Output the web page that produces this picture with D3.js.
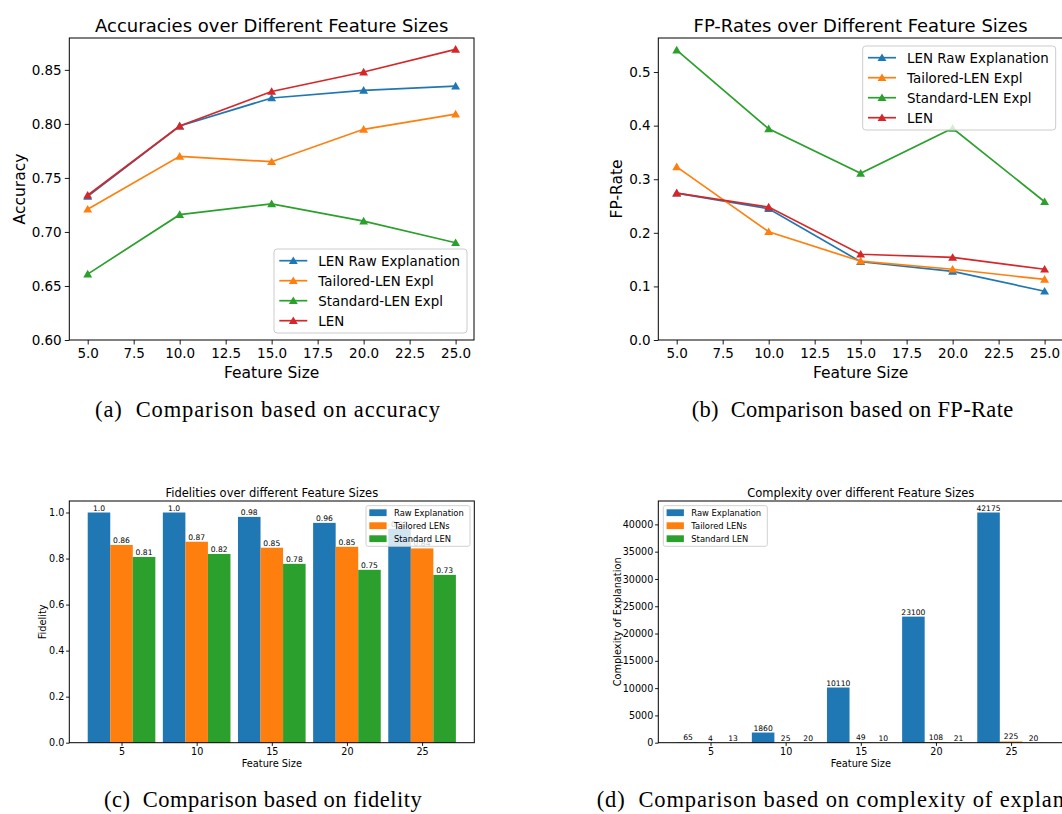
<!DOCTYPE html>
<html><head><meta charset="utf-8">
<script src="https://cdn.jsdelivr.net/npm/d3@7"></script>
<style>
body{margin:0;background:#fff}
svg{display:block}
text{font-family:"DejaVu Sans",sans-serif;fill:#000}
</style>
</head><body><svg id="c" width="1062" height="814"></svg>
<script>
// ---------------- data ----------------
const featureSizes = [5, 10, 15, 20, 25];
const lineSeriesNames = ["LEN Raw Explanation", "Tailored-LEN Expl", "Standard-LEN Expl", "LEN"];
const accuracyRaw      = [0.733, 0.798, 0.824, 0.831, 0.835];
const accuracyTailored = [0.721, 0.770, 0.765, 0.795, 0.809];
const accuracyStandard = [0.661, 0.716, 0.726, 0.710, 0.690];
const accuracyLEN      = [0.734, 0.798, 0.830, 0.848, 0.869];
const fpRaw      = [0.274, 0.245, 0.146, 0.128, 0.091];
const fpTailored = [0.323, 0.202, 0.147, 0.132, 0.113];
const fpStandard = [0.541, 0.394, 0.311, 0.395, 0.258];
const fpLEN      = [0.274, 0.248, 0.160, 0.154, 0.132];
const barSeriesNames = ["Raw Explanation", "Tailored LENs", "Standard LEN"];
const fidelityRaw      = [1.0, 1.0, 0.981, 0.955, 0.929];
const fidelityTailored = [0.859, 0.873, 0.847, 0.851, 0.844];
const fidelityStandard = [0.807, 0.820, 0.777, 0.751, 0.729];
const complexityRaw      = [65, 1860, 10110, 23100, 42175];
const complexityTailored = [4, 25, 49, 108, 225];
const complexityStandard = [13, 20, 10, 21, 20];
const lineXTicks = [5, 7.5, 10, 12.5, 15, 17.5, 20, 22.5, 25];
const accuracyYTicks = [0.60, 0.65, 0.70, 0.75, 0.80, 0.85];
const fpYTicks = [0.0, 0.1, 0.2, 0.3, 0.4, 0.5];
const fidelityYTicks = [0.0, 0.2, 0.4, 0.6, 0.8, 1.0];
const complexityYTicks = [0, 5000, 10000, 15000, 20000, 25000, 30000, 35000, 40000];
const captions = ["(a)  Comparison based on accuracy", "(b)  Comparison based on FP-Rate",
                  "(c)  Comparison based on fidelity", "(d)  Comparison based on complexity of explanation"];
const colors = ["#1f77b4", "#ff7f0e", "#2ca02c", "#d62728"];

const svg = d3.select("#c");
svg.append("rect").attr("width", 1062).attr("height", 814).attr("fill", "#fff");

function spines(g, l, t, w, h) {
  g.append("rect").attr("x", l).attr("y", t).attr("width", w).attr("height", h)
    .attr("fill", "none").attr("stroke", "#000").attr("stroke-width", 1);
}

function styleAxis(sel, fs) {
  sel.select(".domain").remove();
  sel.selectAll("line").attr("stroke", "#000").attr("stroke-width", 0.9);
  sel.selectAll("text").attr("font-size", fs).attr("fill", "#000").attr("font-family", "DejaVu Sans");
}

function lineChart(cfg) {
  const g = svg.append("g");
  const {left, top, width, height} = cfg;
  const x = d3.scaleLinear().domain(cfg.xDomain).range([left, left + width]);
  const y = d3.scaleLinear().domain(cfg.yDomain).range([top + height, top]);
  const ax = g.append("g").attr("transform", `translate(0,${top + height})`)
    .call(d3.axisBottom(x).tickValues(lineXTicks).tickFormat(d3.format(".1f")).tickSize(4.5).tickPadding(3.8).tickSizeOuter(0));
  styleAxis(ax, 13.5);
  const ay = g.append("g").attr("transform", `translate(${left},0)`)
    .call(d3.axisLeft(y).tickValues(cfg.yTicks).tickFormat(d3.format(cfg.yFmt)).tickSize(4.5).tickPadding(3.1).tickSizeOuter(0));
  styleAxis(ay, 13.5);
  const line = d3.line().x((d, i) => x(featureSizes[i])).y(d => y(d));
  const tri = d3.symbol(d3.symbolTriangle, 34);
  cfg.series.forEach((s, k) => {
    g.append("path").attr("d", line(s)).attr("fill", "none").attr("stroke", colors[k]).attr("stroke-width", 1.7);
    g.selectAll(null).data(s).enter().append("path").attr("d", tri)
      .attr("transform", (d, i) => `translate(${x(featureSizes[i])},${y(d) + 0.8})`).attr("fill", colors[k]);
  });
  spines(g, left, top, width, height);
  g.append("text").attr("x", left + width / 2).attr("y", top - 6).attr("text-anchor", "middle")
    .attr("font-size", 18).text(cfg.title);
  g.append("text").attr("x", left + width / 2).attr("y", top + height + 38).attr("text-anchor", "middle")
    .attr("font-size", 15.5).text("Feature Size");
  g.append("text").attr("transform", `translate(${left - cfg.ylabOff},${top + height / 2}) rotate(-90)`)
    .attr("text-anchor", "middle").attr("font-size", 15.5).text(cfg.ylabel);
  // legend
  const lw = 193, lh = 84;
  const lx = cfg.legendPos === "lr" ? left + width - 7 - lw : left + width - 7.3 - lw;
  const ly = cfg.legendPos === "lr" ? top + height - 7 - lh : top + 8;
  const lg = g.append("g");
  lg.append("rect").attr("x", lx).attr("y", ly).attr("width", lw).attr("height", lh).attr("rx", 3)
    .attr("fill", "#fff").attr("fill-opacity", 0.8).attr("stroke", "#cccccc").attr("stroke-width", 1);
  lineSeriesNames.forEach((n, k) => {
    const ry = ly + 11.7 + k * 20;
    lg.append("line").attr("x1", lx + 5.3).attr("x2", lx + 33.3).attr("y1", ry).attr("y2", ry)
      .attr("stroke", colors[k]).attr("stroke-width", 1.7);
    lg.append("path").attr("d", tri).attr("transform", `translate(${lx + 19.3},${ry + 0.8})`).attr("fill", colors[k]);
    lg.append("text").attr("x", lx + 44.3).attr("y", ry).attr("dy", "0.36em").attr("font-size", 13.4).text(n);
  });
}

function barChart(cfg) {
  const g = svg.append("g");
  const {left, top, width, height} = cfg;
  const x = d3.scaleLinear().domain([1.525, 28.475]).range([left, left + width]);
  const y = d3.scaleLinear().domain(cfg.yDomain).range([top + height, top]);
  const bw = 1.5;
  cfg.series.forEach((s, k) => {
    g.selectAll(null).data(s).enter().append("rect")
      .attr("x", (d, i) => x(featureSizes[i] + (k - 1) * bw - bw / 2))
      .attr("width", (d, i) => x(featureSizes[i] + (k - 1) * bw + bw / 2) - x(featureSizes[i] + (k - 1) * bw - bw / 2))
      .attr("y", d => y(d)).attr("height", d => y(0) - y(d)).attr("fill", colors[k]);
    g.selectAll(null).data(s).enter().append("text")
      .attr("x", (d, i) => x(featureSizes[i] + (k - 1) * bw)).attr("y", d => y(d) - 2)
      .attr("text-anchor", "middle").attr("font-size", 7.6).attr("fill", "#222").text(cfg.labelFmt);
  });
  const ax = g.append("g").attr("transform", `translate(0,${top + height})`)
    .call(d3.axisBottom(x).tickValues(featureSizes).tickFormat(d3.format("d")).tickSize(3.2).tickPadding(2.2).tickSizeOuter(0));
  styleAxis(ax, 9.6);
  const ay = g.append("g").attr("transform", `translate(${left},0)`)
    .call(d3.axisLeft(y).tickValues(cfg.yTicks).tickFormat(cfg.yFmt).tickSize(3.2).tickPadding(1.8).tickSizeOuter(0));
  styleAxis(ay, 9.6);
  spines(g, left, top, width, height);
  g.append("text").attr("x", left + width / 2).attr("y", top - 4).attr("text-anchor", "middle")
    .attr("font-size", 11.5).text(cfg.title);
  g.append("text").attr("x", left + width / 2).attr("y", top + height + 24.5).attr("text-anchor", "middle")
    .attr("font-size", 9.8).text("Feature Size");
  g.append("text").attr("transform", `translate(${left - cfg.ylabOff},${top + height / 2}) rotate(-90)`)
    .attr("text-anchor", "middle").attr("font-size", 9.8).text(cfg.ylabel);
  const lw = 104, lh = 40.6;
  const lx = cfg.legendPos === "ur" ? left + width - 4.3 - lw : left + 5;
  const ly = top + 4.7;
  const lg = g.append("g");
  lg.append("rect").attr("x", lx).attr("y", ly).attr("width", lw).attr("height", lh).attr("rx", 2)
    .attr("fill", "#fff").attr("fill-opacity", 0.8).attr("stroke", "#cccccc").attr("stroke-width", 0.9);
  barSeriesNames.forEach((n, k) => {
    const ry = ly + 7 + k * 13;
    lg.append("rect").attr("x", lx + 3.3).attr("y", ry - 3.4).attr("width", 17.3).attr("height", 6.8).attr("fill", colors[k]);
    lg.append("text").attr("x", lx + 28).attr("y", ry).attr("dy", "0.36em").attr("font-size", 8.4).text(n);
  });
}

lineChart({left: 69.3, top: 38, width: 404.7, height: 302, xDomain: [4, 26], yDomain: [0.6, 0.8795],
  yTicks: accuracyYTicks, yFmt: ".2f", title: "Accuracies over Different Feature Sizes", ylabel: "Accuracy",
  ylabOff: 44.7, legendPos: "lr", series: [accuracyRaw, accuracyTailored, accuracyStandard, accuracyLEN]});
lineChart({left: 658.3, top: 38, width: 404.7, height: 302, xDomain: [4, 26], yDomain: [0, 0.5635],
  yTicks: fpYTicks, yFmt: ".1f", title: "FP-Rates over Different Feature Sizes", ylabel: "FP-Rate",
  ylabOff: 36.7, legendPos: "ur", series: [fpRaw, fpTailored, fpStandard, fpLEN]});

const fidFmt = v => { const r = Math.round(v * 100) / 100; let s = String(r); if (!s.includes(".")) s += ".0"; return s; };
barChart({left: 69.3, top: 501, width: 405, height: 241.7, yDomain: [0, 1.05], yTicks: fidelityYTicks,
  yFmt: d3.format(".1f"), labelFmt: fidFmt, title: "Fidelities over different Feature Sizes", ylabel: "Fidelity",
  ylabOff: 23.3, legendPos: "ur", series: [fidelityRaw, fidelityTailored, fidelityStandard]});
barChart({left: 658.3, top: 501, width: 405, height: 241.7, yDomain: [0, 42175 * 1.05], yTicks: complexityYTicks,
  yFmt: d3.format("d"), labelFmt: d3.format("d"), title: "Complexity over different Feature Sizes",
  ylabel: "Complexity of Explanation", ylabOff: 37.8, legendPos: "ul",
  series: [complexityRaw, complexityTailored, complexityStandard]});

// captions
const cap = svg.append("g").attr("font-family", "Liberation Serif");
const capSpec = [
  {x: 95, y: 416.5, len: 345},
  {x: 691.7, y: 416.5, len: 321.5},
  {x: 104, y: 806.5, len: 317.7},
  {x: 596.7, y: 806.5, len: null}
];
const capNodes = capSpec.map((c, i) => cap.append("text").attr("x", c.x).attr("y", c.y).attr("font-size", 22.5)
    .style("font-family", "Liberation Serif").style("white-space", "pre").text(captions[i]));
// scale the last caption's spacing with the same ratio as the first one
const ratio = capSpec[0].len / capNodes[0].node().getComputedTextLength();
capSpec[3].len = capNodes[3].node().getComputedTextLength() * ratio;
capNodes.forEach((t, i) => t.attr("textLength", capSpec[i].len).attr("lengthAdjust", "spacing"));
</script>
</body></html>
____
» EXERCISE INSTRUCTIONS
Whichever lines contain the string "with", select and copy them.

» EXERCISE SOLUTION
Output the web page that produces this picture with D3.js.
// scale the last caption's spacing with the same ratio as the first one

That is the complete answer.